* RAW RECORDS

»»

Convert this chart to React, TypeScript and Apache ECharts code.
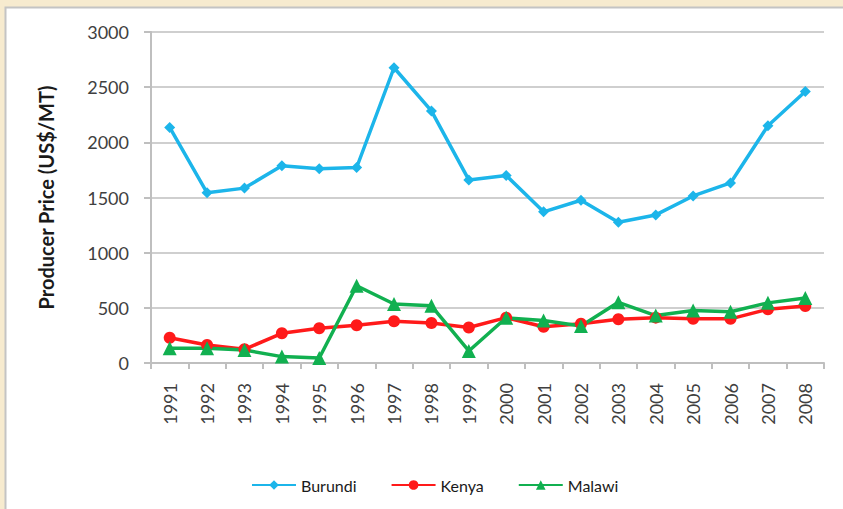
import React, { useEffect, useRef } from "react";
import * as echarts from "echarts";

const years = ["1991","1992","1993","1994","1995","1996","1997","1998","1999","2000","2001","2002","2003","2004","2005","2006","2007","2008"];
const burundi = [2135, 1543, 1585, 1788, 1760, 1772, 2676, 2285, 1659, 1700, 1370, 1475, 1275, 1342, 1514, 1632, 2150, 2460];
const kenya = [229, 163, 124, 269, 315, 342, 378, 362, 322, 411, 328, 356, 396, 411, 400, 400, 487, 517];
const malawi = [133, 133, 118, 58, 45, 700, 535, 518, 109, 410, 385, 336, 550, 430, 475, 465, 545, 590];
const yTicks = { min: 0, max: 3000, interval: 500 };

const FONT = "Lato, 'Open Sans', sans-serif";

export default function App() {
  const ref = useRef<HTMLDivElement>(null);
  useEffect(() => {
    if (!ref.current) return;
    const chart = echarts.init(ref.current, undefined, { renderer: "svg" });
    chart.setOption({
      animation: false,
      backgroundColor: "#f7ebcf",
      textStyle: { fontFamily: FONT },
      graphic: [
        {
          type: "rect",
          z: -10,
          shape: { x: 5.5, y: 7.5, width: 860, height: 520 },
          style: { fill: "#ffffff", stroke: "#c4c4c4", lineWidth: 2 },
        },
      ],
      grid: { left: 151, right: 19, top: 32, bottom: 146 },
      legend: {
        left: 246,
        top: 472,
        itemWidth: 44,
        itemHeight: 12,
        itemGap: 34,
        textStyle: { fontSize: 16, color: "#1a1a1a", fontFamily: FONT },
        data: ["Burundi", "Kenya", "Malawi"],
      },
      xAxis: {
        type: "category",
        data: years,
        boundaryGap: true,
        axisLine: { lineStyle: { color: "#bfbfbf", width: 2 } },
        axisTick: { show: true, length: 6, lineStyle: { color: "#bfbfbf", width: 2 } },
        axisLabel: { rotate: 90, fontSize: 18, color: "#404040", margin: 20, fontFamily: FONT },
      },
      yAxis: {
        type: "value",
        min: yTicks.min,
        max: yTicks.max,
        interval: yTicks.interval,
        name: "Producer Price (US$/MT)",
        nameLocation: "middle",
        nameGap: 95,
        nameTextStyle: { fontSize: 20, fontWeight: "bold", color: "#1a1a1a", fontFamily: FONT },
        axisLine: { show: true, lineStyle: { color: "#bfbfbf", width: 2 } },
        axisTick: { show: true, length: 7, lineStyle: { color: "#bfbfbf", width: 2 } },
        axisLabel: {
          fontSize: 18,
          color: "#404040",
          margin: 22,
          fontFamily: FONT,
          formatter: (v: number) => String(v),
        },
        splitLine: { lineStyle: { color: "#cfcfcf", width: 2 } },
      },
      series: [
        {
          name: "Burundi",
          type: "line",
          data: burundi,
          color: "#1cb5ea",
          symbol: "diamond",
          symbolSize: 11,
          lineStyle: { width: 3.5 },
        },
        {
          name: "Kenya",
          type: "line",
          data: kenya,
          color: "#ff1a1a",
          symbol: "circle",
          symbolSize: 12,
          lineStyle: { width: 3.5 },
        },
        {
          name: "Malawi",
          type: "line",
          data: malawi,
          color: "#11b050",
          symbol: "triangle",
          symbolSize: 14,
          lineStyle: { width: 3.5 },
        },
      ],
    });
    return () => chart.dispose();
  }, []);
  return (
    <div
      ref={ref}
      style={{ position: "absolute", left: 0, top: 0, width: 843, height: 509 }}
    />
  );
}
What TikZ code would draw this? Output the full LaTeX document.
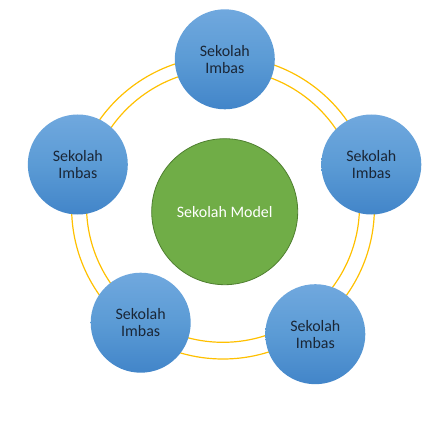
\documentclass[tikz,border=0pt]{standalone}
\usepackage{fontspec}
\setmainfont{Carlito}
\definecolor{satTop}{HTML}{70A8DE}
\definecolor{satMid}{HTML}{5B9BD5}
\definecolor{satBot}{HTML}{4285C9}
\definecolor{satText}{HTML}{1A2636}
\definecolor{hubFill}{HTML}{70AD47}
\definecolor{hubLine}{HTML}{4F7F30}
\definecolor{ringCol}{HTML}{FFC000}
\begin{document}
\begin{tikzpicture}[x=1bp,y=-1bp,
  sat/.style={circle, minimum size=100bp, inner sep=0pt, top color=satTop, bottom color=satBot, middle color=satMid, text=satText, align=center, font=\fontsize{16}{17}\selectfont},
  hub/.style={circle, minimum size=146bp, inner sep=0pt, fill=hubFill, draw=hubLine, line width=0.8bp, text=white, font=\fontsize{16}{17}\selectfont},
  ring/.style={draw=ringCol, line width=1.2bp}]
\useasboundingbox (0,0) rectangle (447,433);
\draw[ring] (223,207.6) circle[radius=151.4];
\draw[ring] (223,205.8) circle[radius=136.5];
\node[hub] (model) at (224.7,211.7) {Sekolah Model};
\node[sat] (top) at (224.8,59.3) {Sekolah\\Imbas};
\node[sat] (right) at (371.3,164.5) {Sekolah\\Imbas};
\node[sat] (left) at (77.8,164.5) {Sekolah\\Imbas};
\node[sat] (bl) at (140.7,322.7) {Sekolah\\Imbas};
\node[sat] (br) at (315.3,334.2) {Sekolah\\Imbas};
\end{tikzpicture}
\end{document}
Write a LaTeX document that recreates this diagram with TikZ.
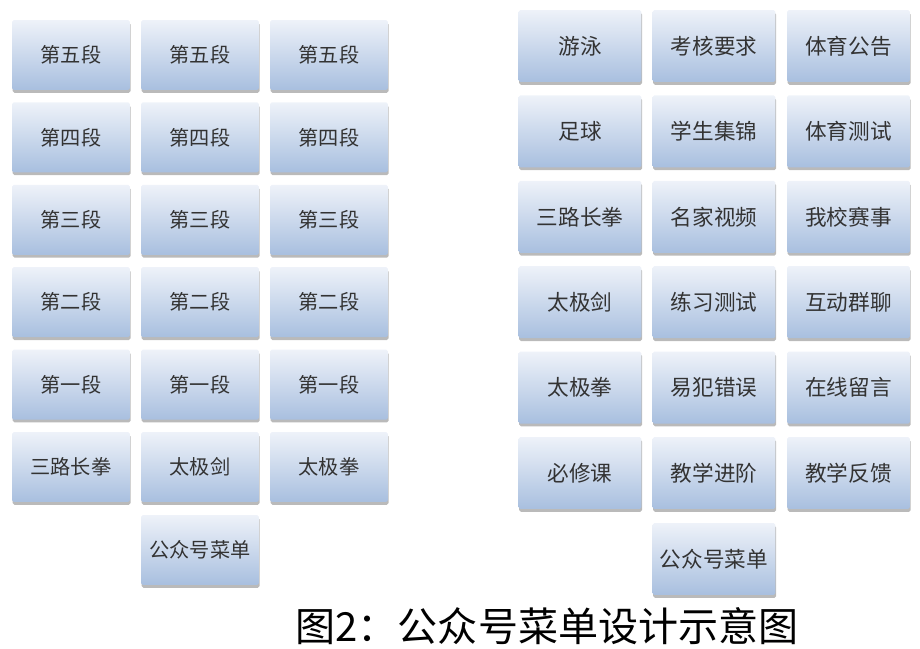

««

Your task is to repeat the data above exactly while excluding the pictures.

* WRITTEN RESPONSE
Convert this chart to React, TypeScript and Apache ECharts code.
import React, { useEffect, useRef } from "react";
import * as echarts from "echarts";

const years = ["1991","1992","1993","1994","1995","1996","1997","1998","1999","2000","2001","2002","2003","2004","2005","2006","2007","2008"];
const burundi = [2135, 1543, 1585, 1788, 1760, 1772, 2676, 2285, 1659, 1700, 1370, 1475, 1275, 1342, 1514, 1632, 2150, 2460];
const kenya = [229, 163, 124, 269, 315, 342, 378, 362, 322, 411, 328, 356, 396, 411, 400, 400, 487, 517];
const malawi = [133, 133, 118, 58, 45, 700, 535, 518, 109, 410, 385, 336, 550, 430, 475, 465, 545, 590];
const yTicks = { min: 0, max: 3000, interval: 500 };

const FONT = "Lato, 'Open Sans', sans-serif";

export default function App() {
  const ref = useRef<HTMLDivElement>(null);
  useEffect(() => {
    if (!ref.current) return;
    const chart = echarts.init(ref.current, undefined, { renderer: "svg" });
    chart.setOption({
      animation: false,
      backgroundColor: "#f7ebcf",
      textStyle: { fontFamily: FONT },
      graphic: [
        {
          type: "rect",
          z: -10,
          shape: { x: 5.5, y: 7.5, width: 860, height: 520 },
          style: { fill: "#ffffff", stroke: "#c4c4c4", lineWidth: 2 },
        },
      ],
      grid: { left: 151, right: 19, top: 32, bottom: 146 },
      legend: {
        left: 246,
        top: 472,
        itemWidth: 44,
        itemHeight: 12,
        itemGap: 34,
        textStyle: { fontSize: 16, color: "#1a1a1a", fontFamily: FONT },
        data: ["Burundi", "Kenya", "Malawi"],
      },
      xAxis: {
        type: "category",
        data: years,
        boundaryGap: true,
        axisLine: { lineStyle: { color: "#bfbfbf", width: 2 } },
        axisTick: { show: true, length: 6, lineStyle: { color: "#bfbfbf", width: 2 } },
        axisLabel: { rotate: 90, fontSize: 18, color: "#404040", margin: 20, fontFamily: FONT },
      },
      yAxis: {
        type: "value",
        min: yTicks.min,
        max: yTicks.max,
        interval: yTicks.interval,
        name: "Producer Price (US$/MT)",
        nameLocation: "middle",
        nameGap: 95,
        nameTextStyle: { fontSize: 20, fontWeight: "bold", color: "#1a1a1a", fontFamily: FONT },
        axisLine: { show: true, lineStyle: { color: "#bfbfbf", width: 2 } },
        axisTick: { show: true, length: 7, lineStyle: { color: "#bfbfbf", width: 2 } },
        axisLabel: {
          fontSize: 18,
          color: "#404040",
          margin: 22,
          fontFamily: FONT,
          formatter: (v: number) => String(v),
        },
        splitLine: { lineStyle: { color: "#cfcfcf", width: 2 } },
      },
      series: [
        {
          name: "Burundi",
          type: "line",
          data: burundi,
          color: "#1cb5ea",
          symbol: "diamond",
          symbolSize: 11,
          lineStyle: { width: 3.5 },
        },
        {
          name: "Kenya",
          type: "line",
          data: kenya,
          color: "#ff1a1a",
          symbol: "circle",
          symbolSize: 12,
          lineStyle: { width: 3.5 },
        },
        {
          name: "Malawi",
          type: "line",
          data: malawi,
          color: "#11b050",
          symbol: "triangle",
          symbolSize: 14,
          lineStyle: { width: 3.5 },
        },
      ],
    });
    return () => chart.dispose();
  }, []);
  return (
    <div
      ref={ref}
      style={{ position: "absolute", left: 0, top: 0, width: 843, height: 509 }}
    />
  );
}
What TikZ code would draw this? Output the full LaTeX document.
\documentclass[tikz,border=0pt]{standalone}
\usepackage{fontspec}
\setmainfont{Carlito}
\definecolor{satTop}{HTML}{70A8DE}
\definecolor{satMid}{HTML}{5B9BD5}
\definecolor{satBot}{HTML}{4285C9}
\definecolor{satText}{HTML}{1A2636}
\definecolor{hubFill}{HTML}{70AD47}
\definecolor{hubLine}{HTML}{4F7F30}
\definecolor{ringCol}{HTML}{FFC000}
\begin{document}
\begin{tikzpicture}[x=1bp,y=-1bp,
  sat/.style={circle, minimum size=100bp, inner sep=0pt, top color=satTop, bottom color=satBot, middle color=satMid, text=satText, align=center, font=\fontsize{16}{17}\selectfont},
  hub/.style={circle, minimum size=146bp, inner sep=0pt, fill=hubFill, draw=hubLine, line width=0.8bp, text=white, font=\fontsize{16}{17}\selectfont},
  ring/.style={draw=ringCol, line width=1.2bp}]
\useasboundingbox (0,0) rectangle (447,433);
\draw[ring] (223,207.6) circle[radius=151.4];
\draw[ring] (223,205.8) circle[radius=136.5];
\node[hub] (model) at (224.7,211.7) {Sekolah Model};
\node[sat] (top) at (224.8,59.3) {Sekolah\\Imbas};
\node[sat] (right) at (371.3,164.5) {Sekolah\\Imbas};
\node[sat] (left) at (77.8,164.5) {Sekolah\\Imbas};
\node[sat] (bl) at (140.7,322.7) {Sekolah\\Imbas};
\node[sat] (br) at (315.3,334.2) {Sekolah\\Imbas};
\end{tikzpicture}
\end{document}
Write a LaTeX document that recreates this diagram with TikZ.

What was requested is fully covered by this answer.